The Howard Street Tunnel in Baltimore, a 129-year-old bottleneck that has long restricted East Coast freight, is finally open to double-stacked container trains. Following a massive, years-long expansion project, the CSX-owned rail corridor can now accommodate the taller, industry-standard shipping containers that were previously forced to bypass the city. According to reports from Maryland Matters, this infrastructure milestone marks the end of a logistical era where downtown Baltimore served as a restrictive, low-clearance obstacle for modern maritime commerce.
Clearing the Ceiling for Global Trade
For decades, the Howard Street Tunnel acted as a literal “low ceiling” on the regional economy. Because the tunnel’s original clearance could not fit two containers stacked on top of each other, freight operators had to offload cargo or reroute trains around the city, adding time and expense to the supply chain. The expansion involved precision engineering to lower the floor of the tunnel and widen its dimensions, allowing the passage of double-stacked trains that are now standard at major ports like the Port of Baltimore.

This isn’t just about moving boxes; it’s about the Port of Baltimore’s competitive standing. As noted in the CSX Howard Street Tunnel Project overview, the ability to move double-stacked containers provides a direct rail link to the Midwest, a region that serves as the industrial heart of the United States. By eliminating the transloading requirement—where cargo must be moved from ship to truck or single-stack rail—the port can now compete more effectively with East Coast rivals like Norfolk and Savannah.
The Economic Stakes for the Mid-Atlantic
Why does this matter to the average person in Baltimore or the surrounding suburbs? Efficiency in freight rail is a primary driver of logistics costs, which ultimately influence the price of consumer goods. When a train moves twice the volume in the same trip, the cost per unit drops. Economically, this project represents a shift toward “intermodal” efficiency, where the goal is to keep the container sealed and moving from ship to rail without human interference.
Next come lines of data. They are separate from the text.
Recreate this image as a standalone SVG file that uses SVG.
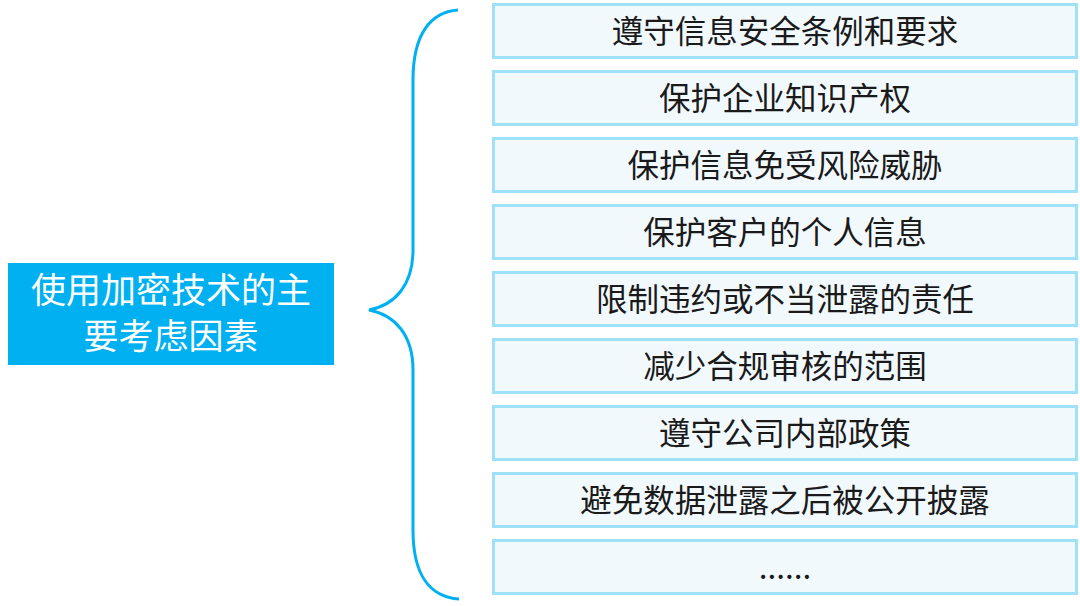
<svg xmlns="http://www.w3.org/2000/svg" width="1080" height="606" viewBox="0 0 1080 606">
<style>
.item rect{fill:#f2f9fd;stroke:#9fe1f8;stroke-width:3}
.item text{font-family:"Noto Sans CJK SC","Noto Sans",sans-serif;font-size:31.5px;fill:#1a1a1a;text-anchor:middle}
.title text{font-family:"Noto Sans CJK SC","Noto Sans",sans-serif;font-size:35px;fill:#ffffff;text-anchor:middle}
</style>
<rect width="1080" height="606" fill="#ffffff"/>
<g id="title" class="title">
<rect x="8" y="263" width="326" height="102" fill="#00b0f0"/>
<text x="171" y="303">使用加密技术的主</text>
<text x="171" y="349">要考虑因素</text>
</g>
<g id="connectors">
<path d="M458,10 C430,12 413,35 413,80 L413,250 C413,285 395,305 369,310 C395,315 413,335 413,370 L413,530 C413,575 430,597 459,599" fill="none" stroke="#00b0f0" stroke-width="3"/>
</g>
<g id="item1" class="item"><rect x="493.5" y="4.5" width="583" height="53"/><text x="785" y="42.5">遵守信息安全条例和要求</text></g>
<g id="item2" class="item"><rect x="493.5" y="71.5" width="583" height="53"/><text x="785" y="109.5">保护企业知识产权</text></g>
<g id="item3" class="item"><rect x="493.5" y="138.5" width="583" height="53"/><text x="785" y="176.5">保护信息免受风险威胁</text></g>
<g id="item4" class="item"><rect x="493.5" y="205.5" width="583" height="53"/><text x="785" y="243.5">保护客户的个人信息</text></g>
<g id="item5" class="item"><rect x="493.5" y="272.5" width="583" height="53"/><text x="785" y="310.5">限制违约或不当泄露的责任</text></g>
<g id="item6" class="item"><rect x="493.5" y="339.5" width="583" height="53"/><text x="785" y="377.5">减少合规审核的范围</text></g>
<g id="item7" class="item"><rect x="493.5" y="406.5" width="583" height="53"/><text x="785" y="444.5">遵守公司内部政策</text></g>
<g id="item8" class="item"><rect x="493.5" y="473.5" width="583" height="53"/><text x="785" y="511.5">避免数据泄露之后被公开披露</text></g>
<g id="item9" class="item"><rect x="493.5" y="540.5" width="583" height="53"/><text x="785" y="578.5">......</text></g>
</svg>
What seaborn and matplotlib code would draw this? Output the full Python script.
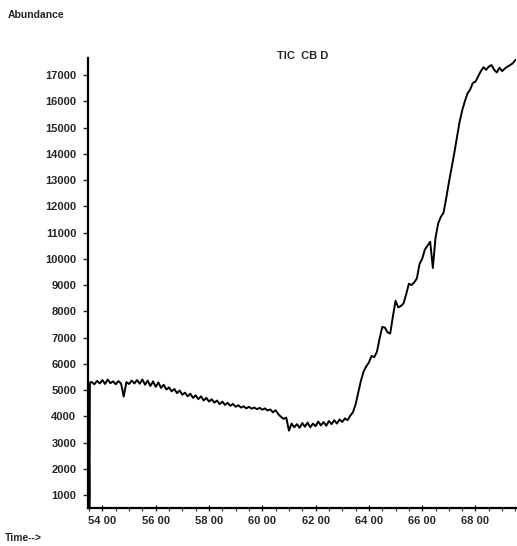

“The completion of this project is a necessary evolution for the Port of Baltimore,” says Dr. Elena Rossi, an infrastructure analyst who has tracked regional transit policy for the last decade. “Without the ability to handle double-stacks, the port was essentially operating with one hand tied behind its back. This infrastructure upgrade is the key to unlocking the full capacity of the port’s recent investments in deep-water berths.”
The Devil’s Advocate: Displacement and Local Disruption
While the economic benefits are touted by state officials and industry groups, the project has not been without its critics. Urban planners and local activists have long raised concerns about the environmental impact of increased rail traffic moving through the heart of a densely populated city. The Howard Street Tunnel runs under residential and commercial sectors, and the prospect of more frequent, heavier trains has sparked debates about noise, vibration, and the potential for hazardous material spills in an urban center.
Furthermore, some local business owners argue that the focus on massive freight throughput ignores the need for improved passenger rail connectivity. While the tunnel expansion is a win for CSX and global shippers, the Maryland Department of Transportation faces ongoing pressure to balance these freight gains with the needs of daily commuters who rely on the MARC train and Amtrak services that share portions of the regional network.
Contextualizing the Century-Old Infrastructure
To understand the magnitude of this change, one must look at the age of the asset. The tunnel was constructed in the 1890s, a time when rail cars were significantly smaller and the concept of a “twenty-foot equivalent unit” (TEU) container did not exist. Retrofitting a tunnel of this vintage is not merely a construction project; it is a surgical operation beneath historic city foundations.

| Metric | Pre-Expansion Status | Post-Expansion Capability |
|---|---|---|
| Container Capacity | Single-stack only | Double-stack enabled |
| Logistical Workflow | Required rerouting/transloading | Direct port-to-Midwest rail |
| Competitive Edge | Limited by height restrictions | Parity with major Atlantic ports |
The project survived shifting political tides and funding battles at both the federal and state levels, finally securing the necessary momentum to reach completion. As the first double-stacked trains move through the tunnel, the focus shifts to whether the regional rail network can handle the increased volume without creating new bottlenecks elsewhere in the system. The infrastructure is now modernized, but the real test will be how effectively the region manages the increased industrial activity moving through its urban core.